イメージROY:好きな音楽を追い求め、いろんなことを知ると、「僕自身が本当に何を好きなのか?」という自分のツボが分かってくるんですよね。同じ1950年代、1960年代でも、イギリスの音楽はアメリカで生まれたロックを一歩引いた視点から自分たちのものにしていったから、洗練され過ぎていて僕には物足りない。僕は、The Sonicsのように初期衝動をそのままぶつけた不器用な音楽が一番好きなんだと、いろんな音楽を聴いて確かめられたんですよね。

ROYが音楽に込めている「本物」とは?

ROY(THE BAWDIES)

ROYさんがバンドを組んだ理由は、自分がかっこいいと思ったバンドの真似をしたいという憧れより先に、「伝える」ことへの強い思いがありました。「自分たちが好きなバンドから受けた衝撃を真っ直ぐ伝えられるバンドになる」と決めて、THE BAWDIESを結成します。

ROY:The Sonicsの曲をコピーするところから始めたんですが、彼らの真似をしようとしても、あれほど強烈なサウンドにならないんですよ。その理由を考えていったら、やっぱりかっこいい人たちには芯があって、ちゃんとルーツを持っているからなんですよね。本気で彼らのような音を鳴らしたいと思ったら、彼らが何を愛して何を聴いてきたのかちゃんと理解しないといけないと思って、本気で勉強しました。でも、ルーツミュージックの素晴らしさを伝えたいと言っても、聴いてくれるのは今の時代の人。曲も音も、今の僕らを通じて、いかにあのエッセンスを伝えるかが大事だと思っています。The Sonicsのレコードは、レコーディング技術も発達していない時代のローファイなサウンドですが、僕らがアルバム『1-2-3』でアナログ24トラックのマルチトラックレコーディングとモノラルミックスに挑戦したのも、今の技術を駆使しながら当時の魅力が伝わる音作りにこだわった結果です。

ROYさんがルーツミュージックの演奏者から感じた情熱を、現代のリスナーに受け継いでいくために、時代性を考慮した工夫が作品ごとに凝らされています。
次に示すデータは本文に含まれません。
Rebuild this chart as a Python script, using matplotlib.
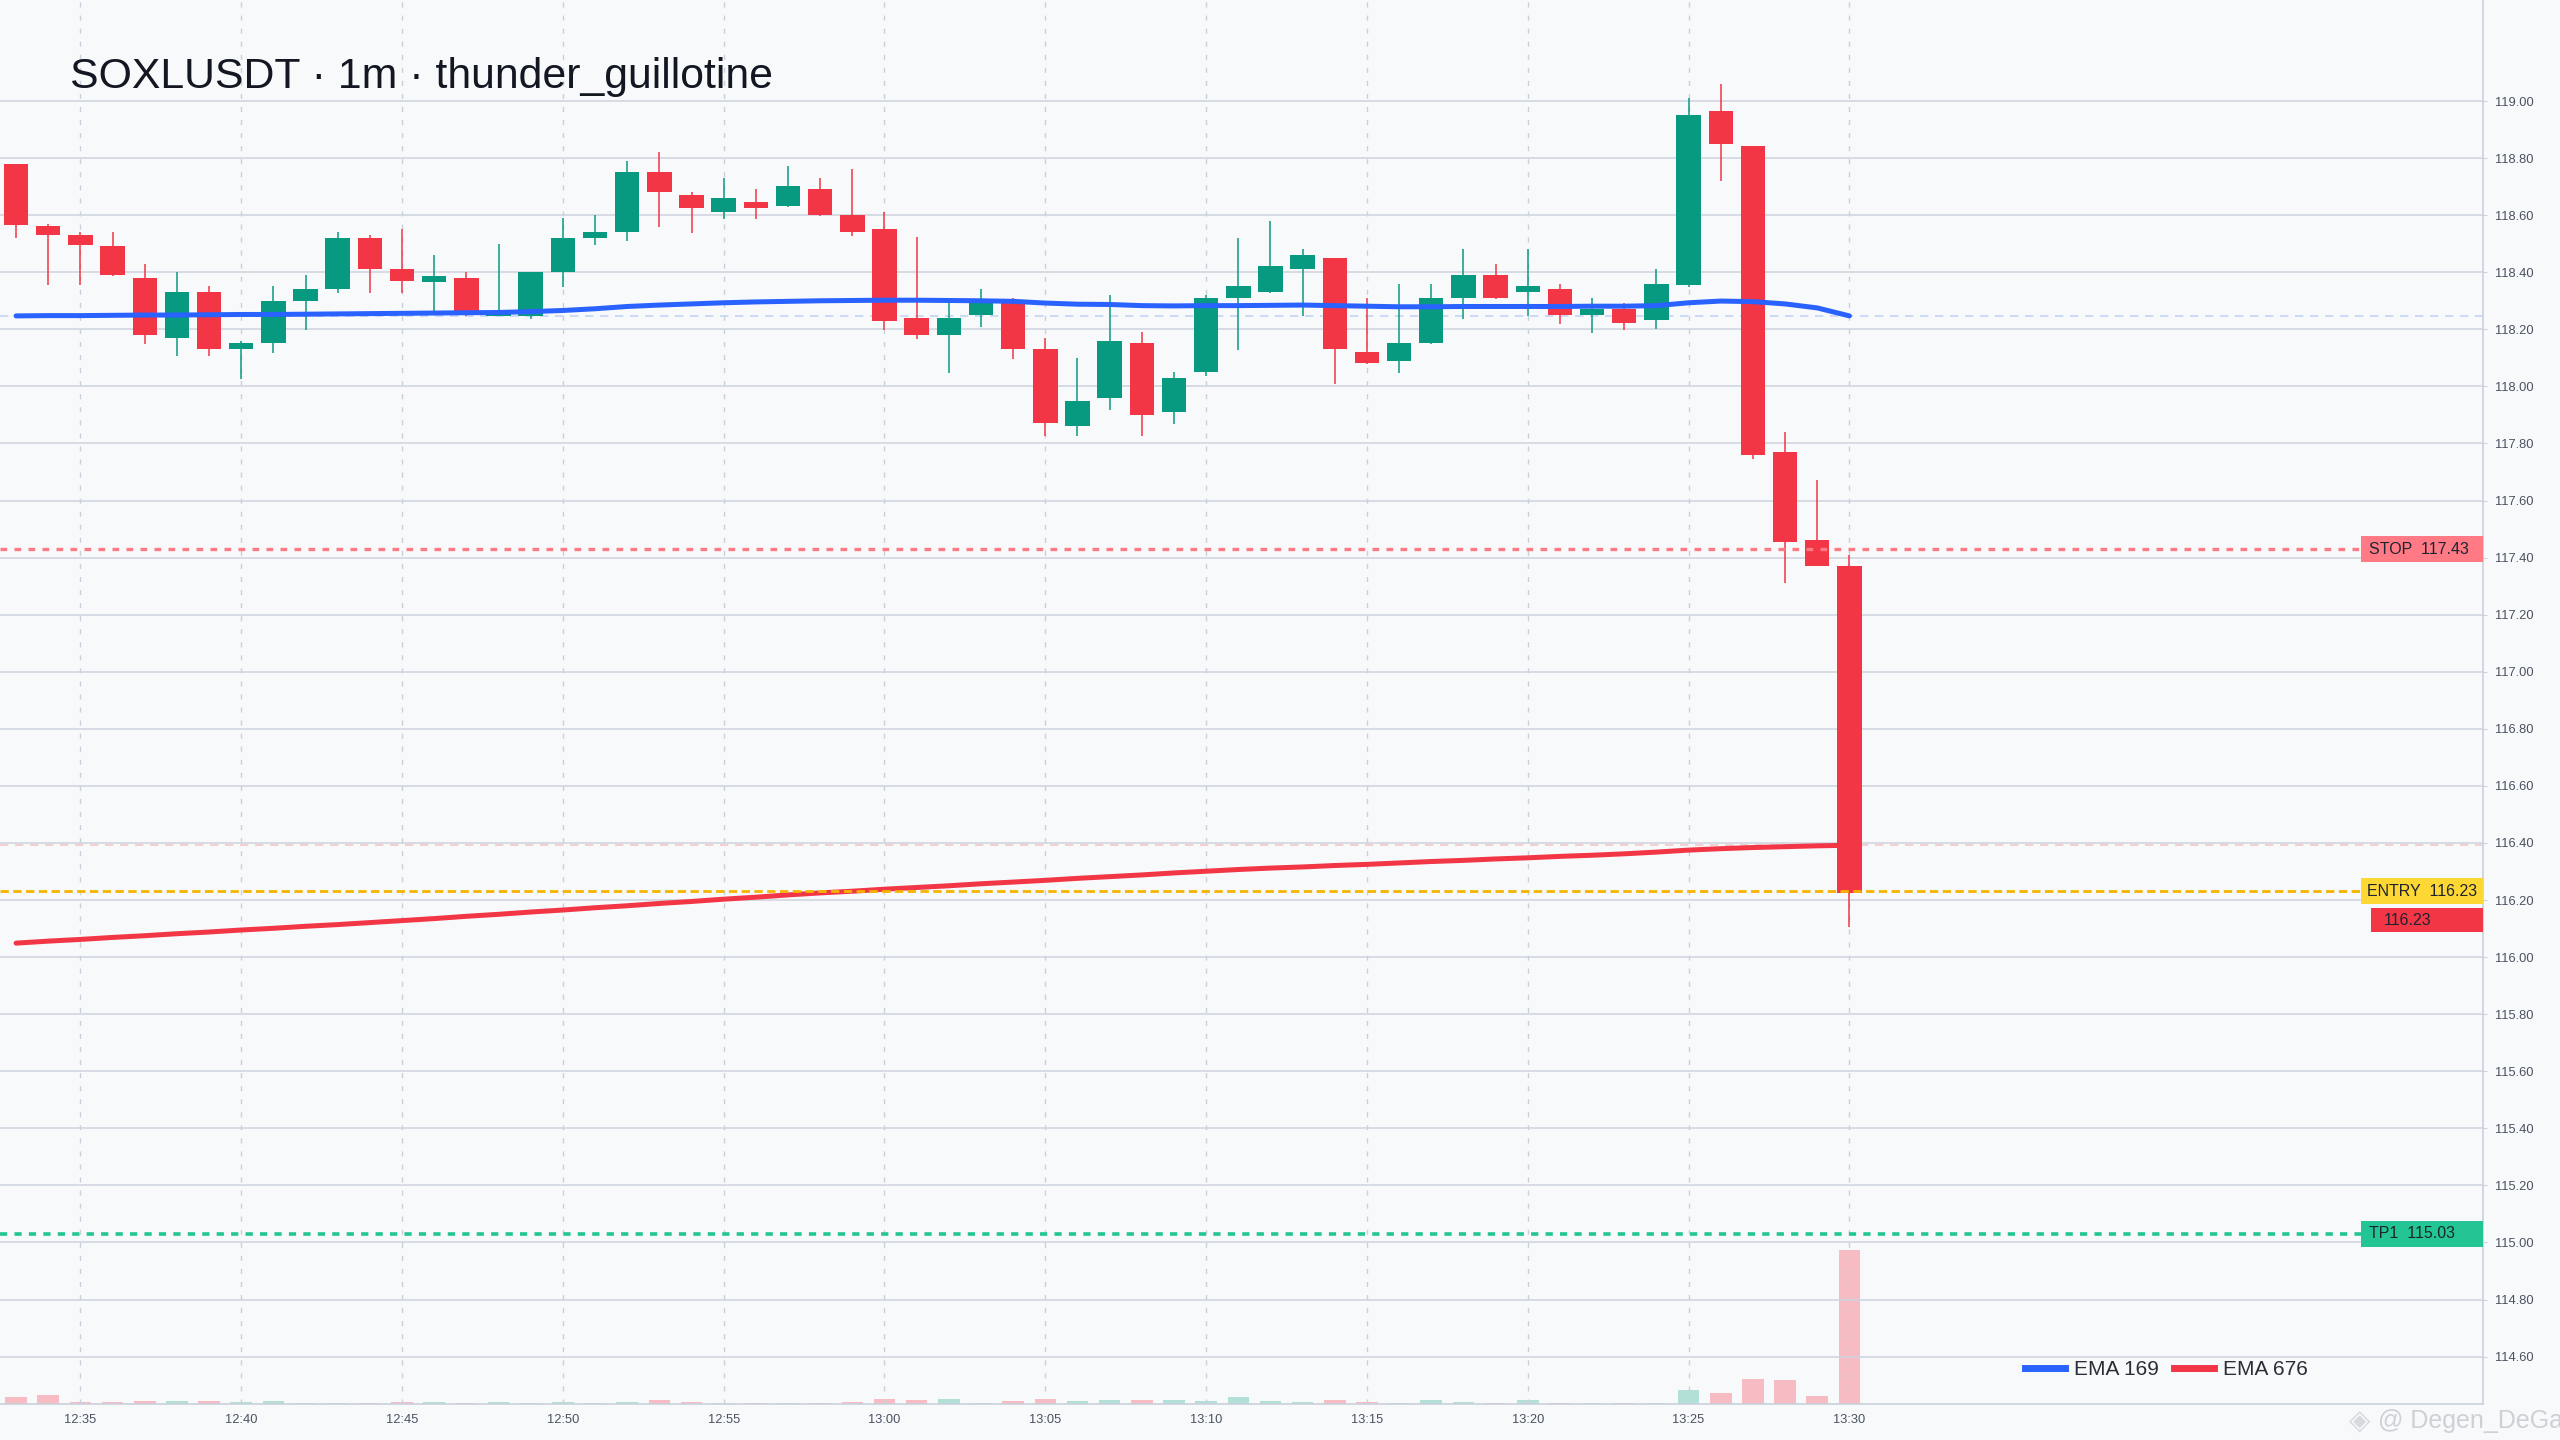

そして、音楽を聴く方法が多様化し、リスニング機器も様々な選択肢が与えられている今の時代だからこそ、リスナーとしてはその作品の奥深さを堪能できる選択肢を選びたいもの。また、「音楽の伝道師」として、アーティストを目指す人たちに伝えたいこととは?

ROY:音楽をやる人は、音楽を伝えていく人なので、やっぱり音楽への愛情は持っていてほしいんですよね。そして、音楽への愛情を持っていたら、もっと音楽と濃く向き合いたくなると思うんです。リスナーも、1つの答えをいきなり求めて、「この曲なんかいいね」で終わってしまうのではなく、さらに一歩奥へと踏み込んでほしいと思います。でもやっぱり、その楽しさは発信する側が伝えていくべきだと思っていて、リスナーが曲を聴いたときに、「この人のことをもっと知りたい」って気にさせる音楽を、作っていくべきだと思うんです。

知らない人が聴けば、絶対に洋楽だと思い込んでしまうTHE BAWDIESのサウンドは、ROYさんとメンバーが手探りで好きな音楽を徹底的に聴き込み、掘り下げ、魂と体で吸収し尽くして生まれたもの。THE BAWDIESが形作るものは、ROYさん自身から滲み出る「本物」のマインドが込められているからこそ、憧れのThe Sonicsとの共演も果たし、ロックの歴史を知らない若者を理屈なしに熱狂させるのでしょう。音楽、音への探求心と「聴く」ことへのこだわりは、ひとりでに「本物」へと行き着くのです。